The Celtics Can Still Beat the Hawks Without Avery Bradley
When Boston Celtics shooting guard Avery Bradley went down with an apparent hamstring injury Saturday night, my knee-jerk reaction was to think, "Well, this series is over."
After all, I did list Bradley as a player to watch in a preview of the series the day prior.
But, being the basketball nerd that I am, I started to do some digging into the numbers. And what I found surprised me.
The Celtics haven't been all that bad without Bradley's services.
With and Without Bradley
The Celtics' numbers with and without Bradley, courtesy of NBAWowy.com, tell the story.
|Split||Pace||Points/Poss||Opp Points/Poss||Net Points/Poss|
|With Avery Bradley||97.3||1.102||1.056||0.046|
|Without Avery Bradley||98.6||1.016||1.011||0.005|
I know the change in Net Points per Possession (-0.041) is pretty significant when taken over a greater number of possessions, but it turns out -- despite Bradley's reputation as a really good defender -- the Celtics have actually been better defensively absent the shooting guard.

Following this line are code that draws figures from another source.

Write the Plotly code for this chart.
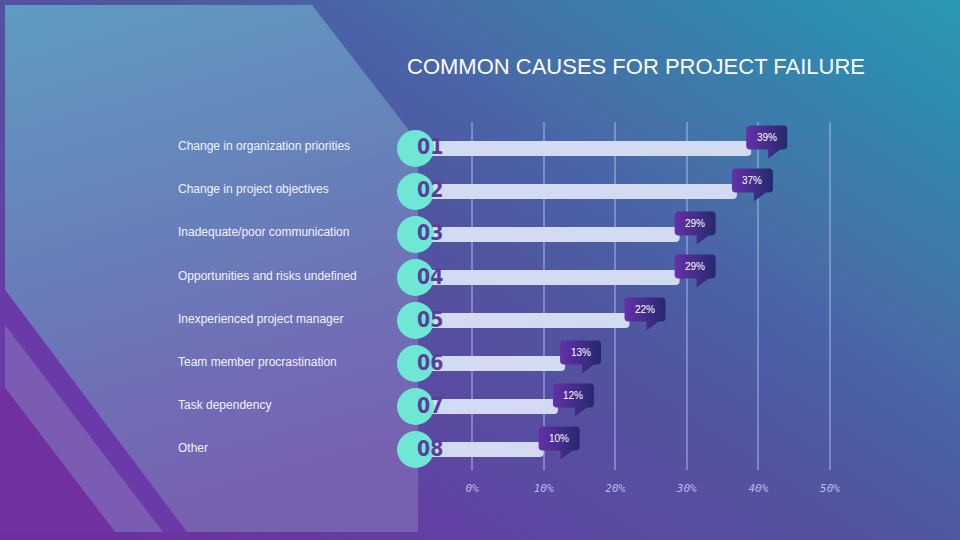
import base64
import plotly.graph_objects as go

# ---------------- data ----------------
causes = [
    "Change in organization priorities",
    "Change in project objectives",
    "Inadequate/poor communication",
    "Opportunities and risks undefined",
    "Inexperienced project manager",
    "Team member procrastination",
    "Task dependency",
    "Other",
]
numbers = ["01", "02", "03", "04", "05", "06", "07", "08"]
percent = [39, 37, 29, 29, 22, 13, 12, 10]
tick_vals = [0, 10, 20, 30, 40, 50]
tick_text = ["0%", "10%", "20%", "30%", "40%", "50%"]
title_text = "COMMON CAUSES FOR PROJECT FAILURE"

# ---------------- layout geometry (pixels) ----------------
W, H = 960, 540
PX0 = 472.0          # pixel of 0 %
PX_PER = 7.16        # pixels per 1 %
ROW0 = 148.5         # pixel centre of first row
PITCH = 43.0         # pixels per row
PLOT_L, PLOT_R = 380.0, 880.0
PLOT_T, PLOT_B = 122.0, 470.0

x_range = [(PLOT_L - PX0) / PX_PER, (PLOT_R - PX0) / PX_PER]
y_range = [(PLOT_B - ROW0) / PITCH, (PLOT_T - ROW0) / PITCH]
CIRCLE_X = (415.5 - PX0) / PX_PER

rows = list(range(len(causes)))

# ---------------- background (svg image) ----------------
svg = """<svg xmlns="http://www.w3.org/2000/svg" width="960" height="540" viewBox="0 0 960 540" preserveAspectRatio="none">
<defs>
<linearGradient id="bg" gradientUnits="userSpaceOnUse" x1="960" y1="0" x2="400" y2="840">
<stop offset="0" stop-color="#2a9ab0"/>
<stop offset="0.093" stop-color="#2e8cb0"/>
<stop offset="0.28" stop-color="#4670a8"/>
<stop offset="0.357" stop-color="#4a62a8"/>
<stop offset="0.46" stop-color="#5056a0"/>
<stop offset="0.63" stop-color="#5a4aa2"/>
<stop offset="0.71" stop-color="#6242a4"/>
<stop offset="0.91" stop-color="#6c30a0"/>
</linearGradient>
<linearGradient id="panel" gradientUnits="userSpaceOnUse" x1="0" y1="5" x2="150" y2="532">
<stop offset="0" stop-color="#5f9bc0"/>
<stop offset="0.4" stop-color="#6684ba"/>
<stop offset="0.75" stop-color="#706eb6"/>
<stop offset="1" stop-color="#7860b0"/>
</linearGradient>
</defs>
<rect width="960" height="540" fill="url(#bg)"/>
<polygon points="5,5 312,5 418,142 418,532 5,532" fill="url(#panel)"/>
<polygon points="0,283 187,532 0,532" fill="#6a3aa8"/>
<polygon points="5,325 163,532 115,532 5,388" fill="#7a5cb2"/>
<polygon points="0,388 5,388 115,532 0,532" fill="#7030a0"/>
</svg>"""
bg_src = "data:image/svg+xml;base64," + base64.b64encode(svg.encode()).decode()

fig = go.Figure()

# bars (start behind the circles)
fig.add_trace(go.Bar(
    orientation="h",
    y=rows,
    x=[p - CIRCLE_X for p in percent],
    base=CIRCLE_X,
    width=0.35,
    marker=dict(color="#d3dbf3", line=dict(width=0), cornerradius=4),
    hoverinfo="skip",
))

# circles
fig.add_trace(go.Scatter(
    x=[CIRCLE_X] * len(rows), y=rows, mode="markers",
    marker=dict(size=37, color="#6fe7d5", line=dict(width=0)),
    hoverinfo="skip",
))

# callouts (pixel offsets converted through axis scale)
L, R, T, B = -5.0, 36.0, 23.0, -1.0
r = 3.0
c = r * 0.3
outline = [
    (L + r, T), (R - r, T), (R - c, T - c), (R, T - r),
    (R, B + r), (R - c, B + c), (R - r, B),
    (L + 34, B), (L + 22, B - 9), (L + 22, B),
    (L + r, B), (L + c, B + c), (L, B + r),
    (L, T - r), (L + c, T - c), (L + r, T),
]
for p, row in zip(percent, rows):
    xs = [p + dx / PX_PER for dx, dy in outline]
    ys = [row - dy / PITCH for dx, dy in outline]
    fig.add_trace(go.Scatter(
        x=xs, y=ys, mode="lines", fill="toself",
        line=dict(width=0, color="rgba(0,0,0,0)"),
        fillgradient=dict(type="horizontal",
                          colorscale=[[0, "#6630a8"], [1, "#24296e"]]),
        hoverinfo="skip",
    ))

annotations = []
for p, row, n, cause in zip(percent, rows, numbers, causes):
    annotations.append(dict(
        x=p, y=row, xref="x", yref="y", text=f"{p}%", showarrow=False,
        xshift=(L + R) / 2, yshift=(T + B) / 2,
        font=dict(family="Liberation Sans, Arial", size=10, color="#ffffff"),
    ))
    annotations.append(dict(
        x=CIRCLE_X, y=row, xref="x", yref="y", text=f"<b>{n}</b>", showarrow=False,
        xshift=14, yshift=1,
        font=dict(family="Liberation Sans Narrow, DejaVu Sans Condensed, Arial Narrow", size=21, color="#5b3e9c"),
    ))
    annotations.append(dict(
        x=176 / W, y=row, xref="paper", yref="y", text=cause, showarrow=False,
        xanchor="left", yshift=2,
        font=dict(family="Liberation Sans, Arial", size=12, color="#f2f2ff"),
    ))

annotations.append(dict(
    x=636 / W, y=1 - 66 / H, xref="paper", yref="paper", text=title_text,
    showarrow=False, xanchor="center", yanchor="middle",
    font=dict(family="Liberation Sans, Arial", size=22, color="#ffffff"),
))

fig.update_layout(
    width=W, height=H,
    margin=dict(l=0, r=0, t=0, b=0),
    paper_bgcolor="#4a5ea6",
    plot_bgcolor="rgba(0,0,0,0)",
    showlegend=False,
    hovermode=False,
    barmode="overlay",
    images=[dict(source=bg_src, xref="paper", yref="paper", x=0, y=1,
                 sizex=1, sizey=1, sizing="stretch", xanchor="left",
                 yanchor="top", layer="below")],
    xaxis=dict(
        domain=[PLOT_L / W, PLOT_R / W], range=x_range,
        tickvals=tick_vals, ticktext=tick_text,
        showgrid=True, gridcolor="rgba(185,195,240,0.45)", gridwidth=2,
        zeroline=False, showline=False,
        ticks="outside", ticklen=8, tickcolor="rgba(0,0,0,0)",
        tickfont=dict(family="DejaVu Sans Mono", size=11,
                      color="rgba(200,200,245,0.9)", style="italic"),
        fixedrange=True,
    ),
    yaxis=dict(
        domain=[1 - PLOT_B / H, 1 - PLOT_T / H], range=y_range,
        showgrid=False, zeroline=False, showline=False,
        showticklabels=False, ticks="", fixedrange=True,
    ),
    annotations=annotations,
)

fig.write_html("out.html")
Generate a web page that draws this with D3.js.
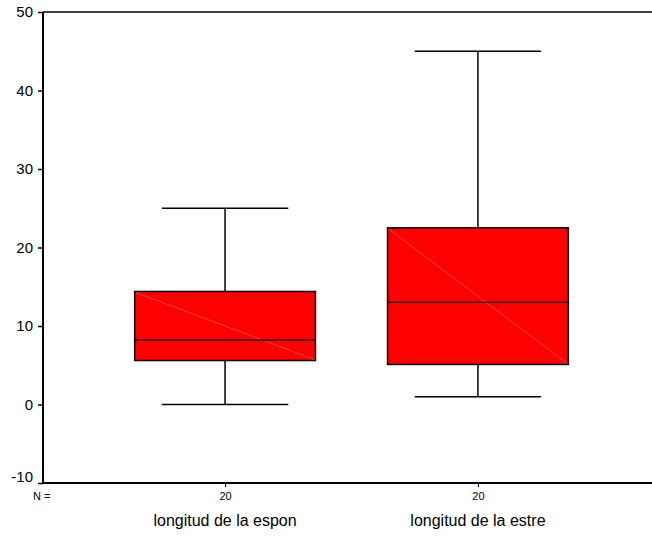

This isn't to say that Bradley doesn't provide a positive impact on the defensive end; rather it speaks to how deep the Celtics are at the wing position.
A New Rotation
In place of Bradley and his Defensive Rating of 102.9, we're likely to see the combination of Evan Turner (starting) and Marcus Smart (coming off the bench). With Jae Crowder still not 100%, the two will likely see around 30 minutes apiece tonight, which is significant because both have a Defensive Rating superior to that of their fallen teammate's.
Turner and Smart's Defensive Ratings of 100 and 100.2, respectively, are each nearly three points better over the course of 100 possessions. Off the bench, the two have been very solid defenders in their own right and combine for 2.5 steals per game on the year.
Defensively, Boston should be more than okay. In 2016, they're 3-3 without Bradley; however, they have surrendered just 98.2 points per game in those six games. That's 4.3 below their season average. When you take into account the slight increase (1.3 more possessions per game) in Pace, that's even more striking.
As the numbers suggest, the offensive end of the floor will be where the Celtics miss Bradley's presence the most -- particularly, his ability to hit from deep.
|Shooting||3-Pt Makes/Game||3-Pt Attempts/Game||3-Pt%|
|Without Avery Bradley||6.8||26.8||25.5|
The Celtics lose a big part of their perimeter game with Bradley on the shelf. They still attempt more than 26 threes per game, but they make just over a quarter of those. The same reason they're better defensively is the same reason they're worse off defensively: the replacements.
Bradley shot a career-high 5.4 three-point attempts in the regular season, converting at a clip of 36.1%. Smart and Turner averaged a combined 1.2 makes on 5 attempts for a conversation rate of 24%.
Down a perimeter threat like Bradley, Isaiah Thomas and Jae Crowder could have a tough time picking up the slack from the perimeter against a Hawks defense ranked sixth in the league in opponent three point percentage. They are, however, right around league average (.285) in Three-Point Attempt Rate against (.284).
If Boston can't hit from deep, they could find themselves in a 2-0 hole with the odds stacked against them.
As it stands right now, our algorithms see the Hawks winning the series 66% of the time.
On the other hand, if Game 1 is any indication, the Celtics have shown that, with their solid defense, they can hang with the Hawks even when their shots aren't falling.
Maybe that's why, despite a one-game deficit and a key injury, we still give the Celtics a 33.8% chance of advancing past the first round.
Let's see how Game 2 shakes out tonight.